→ **TASK DESCRIPTION**
Retype, exactly as they stand, the lines from the start of the data to the line that contains "ax.spines[s].set_linewidth(0.9)", both ends included. Leave the pictures out.

-- begin RECORDS FOR THE TASK --

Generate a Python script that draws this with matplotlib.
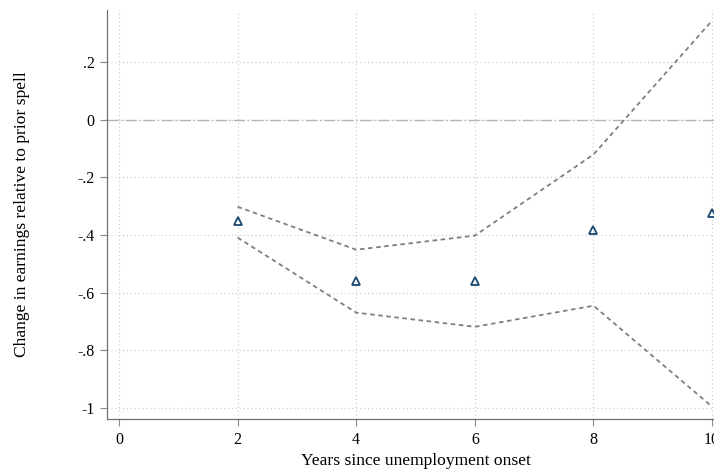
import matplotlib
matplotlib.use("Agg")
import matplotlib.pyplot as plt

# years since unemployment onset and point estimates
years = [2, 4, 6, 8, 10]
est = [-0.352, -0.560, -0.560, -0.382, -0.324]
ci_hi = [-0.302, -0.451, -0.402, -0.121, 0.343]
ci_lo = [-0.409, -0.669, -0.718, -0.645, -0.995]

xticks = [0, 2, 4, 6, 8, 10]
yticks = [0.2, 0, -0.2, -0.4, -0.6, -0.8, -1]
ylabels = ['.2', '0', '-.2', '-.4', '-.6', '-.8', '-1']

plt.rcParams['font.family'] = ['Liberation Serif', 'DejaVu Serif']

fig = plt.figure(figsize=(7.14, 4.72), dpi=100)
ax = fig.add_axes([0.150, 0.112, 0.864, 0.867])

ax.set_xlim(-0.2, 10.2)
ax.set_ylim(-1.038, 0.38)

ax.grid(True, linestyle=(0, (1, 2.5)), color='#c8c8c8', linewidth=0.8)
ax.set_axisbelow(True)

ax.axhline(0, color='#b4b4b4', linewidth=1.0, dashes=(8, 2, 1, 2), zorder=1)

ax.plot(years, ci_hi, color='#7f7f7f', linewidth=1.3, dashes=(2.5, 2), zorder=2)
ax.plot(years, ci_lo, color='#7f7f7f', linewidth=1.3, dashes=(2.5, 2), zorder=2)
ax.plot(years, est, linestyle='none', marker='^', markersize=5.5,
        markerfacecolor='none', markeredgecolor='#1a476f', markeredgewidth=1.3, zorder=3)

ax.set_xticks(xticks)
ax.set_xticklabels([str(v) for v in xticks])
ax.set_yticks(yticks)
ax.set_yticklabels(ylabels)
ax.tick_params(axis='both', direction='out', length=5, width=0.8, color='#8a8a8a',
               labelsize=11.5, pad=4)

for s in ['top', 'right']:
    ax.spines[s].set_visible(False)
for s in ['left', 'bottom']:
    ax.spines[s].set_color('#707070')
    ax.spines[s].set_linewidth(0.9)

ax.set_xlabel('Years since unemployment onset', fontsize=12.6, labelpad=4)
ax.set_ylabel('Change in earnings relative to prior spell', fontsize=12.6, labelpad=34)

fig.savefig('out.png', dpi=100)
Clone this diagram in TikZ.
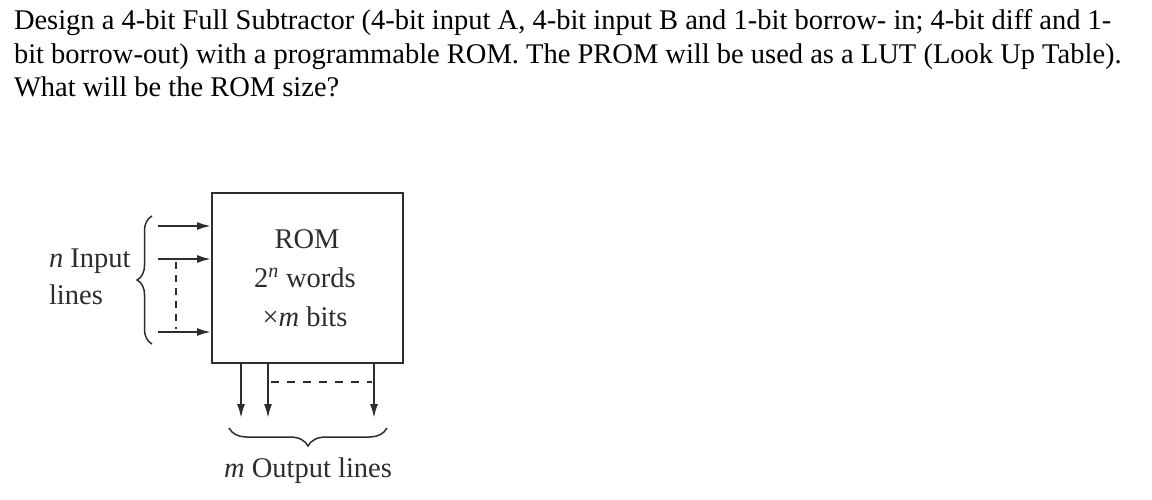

-- end RECORDS FOR THE TASK --

→ **RESULT**
Generate a Python script that draws this with matplotlib.
import matplotlib
matplotlib.use("Agg")
import matplotlib.pyplot as plt

# years since unemployment onset and point estimates
years = [2, 4, 6, 8, 10]
est = [-0.352, -0.560, -0.560, -0.382, -0.324]
ci_hi = [-0.302, -0.451, -0.402, -0.121, 0.343]
ci_lo = [-0.409, -0.669, -0.718, -0.645, -0.995]

xticks = [0, 2, 4, 6, 8, 10]
yticks = [0.2, 0, -0.2, -0.4, -0.6, -0.8, -1]
ylabels = ['.2', '0', '-.2', '-.4', '-.6', '-.8', '-1']

plt.rcParams['font.family'] = ['Liberation Serif', 'DejaVu Serif']

fig = plt.figure(figsize=(7.14, 4.72), dpi=100)
ax = fig.add_axes([0.150, 0.112, 0.864, 0.867])

ax.set_xlim(-0.2, 10.2)
ax.set_ylim(-1.038, 0.38)

ax.grid(True, linestyle=(0, (1, 2.5)), color='#c8c8c8', linewidth=0.8)
ax.set_axisbelow(True)

ax.axhline(0, color='#b4b4b4', linewidth=1.0, dashes=(8, 2, 1, 2), zorder=1)

ax.plot(years, ci_hi, color='#7f7f7f', linewidth=1.3, dashes=(2.5, 2), zorder=2)
ax.plot(years, ci_lo, color='#7f7f7f', linewidth=1.3, dashes=(2.5, 2), zorder=2)
ax.plot(years, est, linestyle='none', marker='^', markersize=5.5,
        markerfacecolor='none', markeredgecolor='#1a476f', markeredgewidth=1.3, zorder=3)

ax.set_xticks(xticks)
ax.set_xticklabels([str(v) for v in xticks])
ax.set_yticks(yticks)
ax.set_yticklabels(ylabels)
ax.tick_params(axis='both', direction='out', length=5, width=0.8, color='#8a8a8a',
               labelsize=11.5, pad=4)

for s in ['top', 'right']:
    ax.spines[s].set_visible(False)
for s in ['left', 'bottom']:
    ax.spines[s].set_color('#707070')
    ax.spines[s].set_linewidth(0.9)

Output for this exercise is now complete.